Re: how to checkout proper submodules

2013-06-04 Thread Johan Tibell
On Tue, Jun 4, 2013 at 7:05 PM, Austin Seipp ase...@pobox.com wrote:

 I know we had this discussion sometime recently I think, but can
 someone *please* explain why we are in this situation of half
 submodules, half random-floating-git-repository-checkouts? It's
 terrible. I'm frankly surprised we've even been doing it this long,
 over a year or more? It is literally the worst of submodules, and
 free-standing-repositories put together, with none of the advantages
 of either.


This is my understanding of what happened: we started out with only plain
repos. This avoids some of the pitfalls of submodules and we believed it
was the least disruptive workflow (when switching form darcs) for the core
contributors. Eventually we needed GHC to track upstream releases of
libraries (e.g. Cabal) instead of jus tracking HEAD, which it did before.
To achieve that, we switched the libraries that GHC just tracks (e.g.
Cabal) to submodules. The libraries maintained by GHC HQ (e.g. base) we're
still kept as plain repos to avoid disrupting anyones workflow.

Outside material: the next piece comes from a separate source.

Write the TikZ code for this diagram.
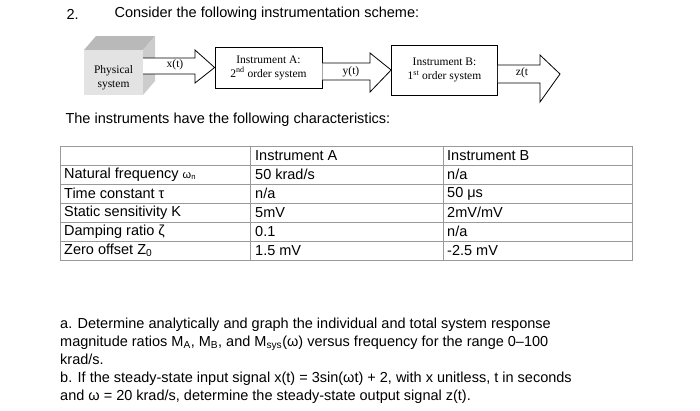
\documentclass[tikz,border=0pt]{standalone}
\usepackage{fontspec}
\setmainfont{Liberation Sans}
\newfontfamily\boxfont{Liberation Serif}
\usetikzlibrary{positioning, calc}

\begin{document}
\begin{tikzpicture}[x=1pt, y=-1pt, font=\fontsize{14.5}{18}\selectfont]
    \tikzstyle{inst} = [rectangle, draw, thick, align=center, font=\boxfont\fontsize{11.5}{14}\selectfont, inner sep=0pt]
    \tikzstyle{sig} = [font=\boxfont\fontsize{11.5}{14}\selectfont]
    \useasboundingbox (0,0) rectangle (700,410);

    \node[anchor=west] (num) at (63,14) {2.};
    \node[anchor=west] (title) at (111,14) {Consider the following instrumentation scheme:};

    % physical system cube
    \fill[gray!55] (84,50) -- (96,36) -- (155,36) -- (143,50) -- cycle;
    \fill[gray!40] (143,50) -- (155,36) -- (155,81) -- (143,95) -- cycle;
    \fill[gray!22] (84,50) rectangle (143,95);
    \node[sig, align=center] (phys) at (113.5,78) {Physical\\system};
    \coordinate (zout) at (560,74);

    \node[inst, minimum width=107, minimum height=41] (instA) at (268.5,67.5) {Instrument A:\\2\textsuperscript{nd} order system};
    \node[inst, minimum width=106, minimum height=50] (instB) at (444.5,70) {Instrument B:\\1\textsuperscript{st} order system};

    % signal arrows
    \draw[thick, fill=white] (143,58) -- (195,58) -- (195,50) -- (instA.west) -- (195,83) -- (195,74) -- (143,74);
    \node[sig] (xt) at (175,65) {x(t)};
    \draw[thick, fill=white] (instA.east |- 0,63) -- (370,63) -- (370,53) -- (instB.west) -- (370,92) -- (370,80) -- (instA.east |- 0,80);
    \node[sig] (yt) at (351,72) {y(t)};
    \draw[thick, fill=white] (instB.east |- 0,65) -- (540,65) -- (540,55) -- (zout) -- (540,102) -- (540,83) -- (instB.east |- 0,83);
    \node[sig] (zt) at (522,73) {z(t};

    \node[anchor=west] (intro) at (62,120) {The instruments have the following characteristics:};

    % table
    \draw[gray!80, thick] (60,146) rectangle (632,260);
    \foreach \y in {165,184,203,222,241} \draw[gray!80] (60,\y) -- (632,\y);
    \foreach \x in {250,443} \draw[gray!80] (\x,146) -- (\x,260);
    \foreach \r/\a/\b/\c in {0/{}/{Instrument A}/{Instrument B},
        1/{Natural frequency {\fontsize{11}{12}\selectfont ω\textsubscript{n}}}/{50 krad/s}/{n/a},
        2/{Time constant τ}/{n/a}/{50 μs},
        3/{Static sensitivity K}/{5mV}/{2mV/mV},
        4/{Damping ratio ζ}/{0.1}/{n/a},
        5/{Zero offset Z\textsubscript{0}}/{1.5 mV}/{-2.5 mV}} {
      \node[anchor=west, inner sep=0pt] (c1\r) at (64,155.5+19*\r) {\a};
      \node[anchor=west, inner sep=0pt] (c2\r) at (255,155.5+19*\r) {\b};
      \node[anchor=west, inner sep=0pt] (c3\r) at (447,155.5+19*\r) {\c};
    }

    \node[anchor=north west, inner sep=0pt, align=left] (qtext) at (60,318) {a. Determine analytically and graph the individual and total system response\\
    magnitude ratios M\textsubscript{A}, M\textsubscript{B}, and M\textsubscript{sys}(ω) versus frequency for the range 0–100\\
    krad/s.\\
    b. If the steady-state input signal x(t) = 3sin(ωt) + 2, with x unitless, t in seconds\\
    and ω = 20 krad/s, determine the steady-state output signal z(t).};
\end{tikzpicture}
\end{document}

The latest git release has improved submodules support some so if we now
thing the benefits of submodules outweigh the costs we can discuss if we
want to change to policy. I don't want to make that decision for other GHC
developers that spend much more time on GHC than I (e.g. SPJ). Their
productivity is more important than any inconveniences the lack of
consistent use of submodules might cause me.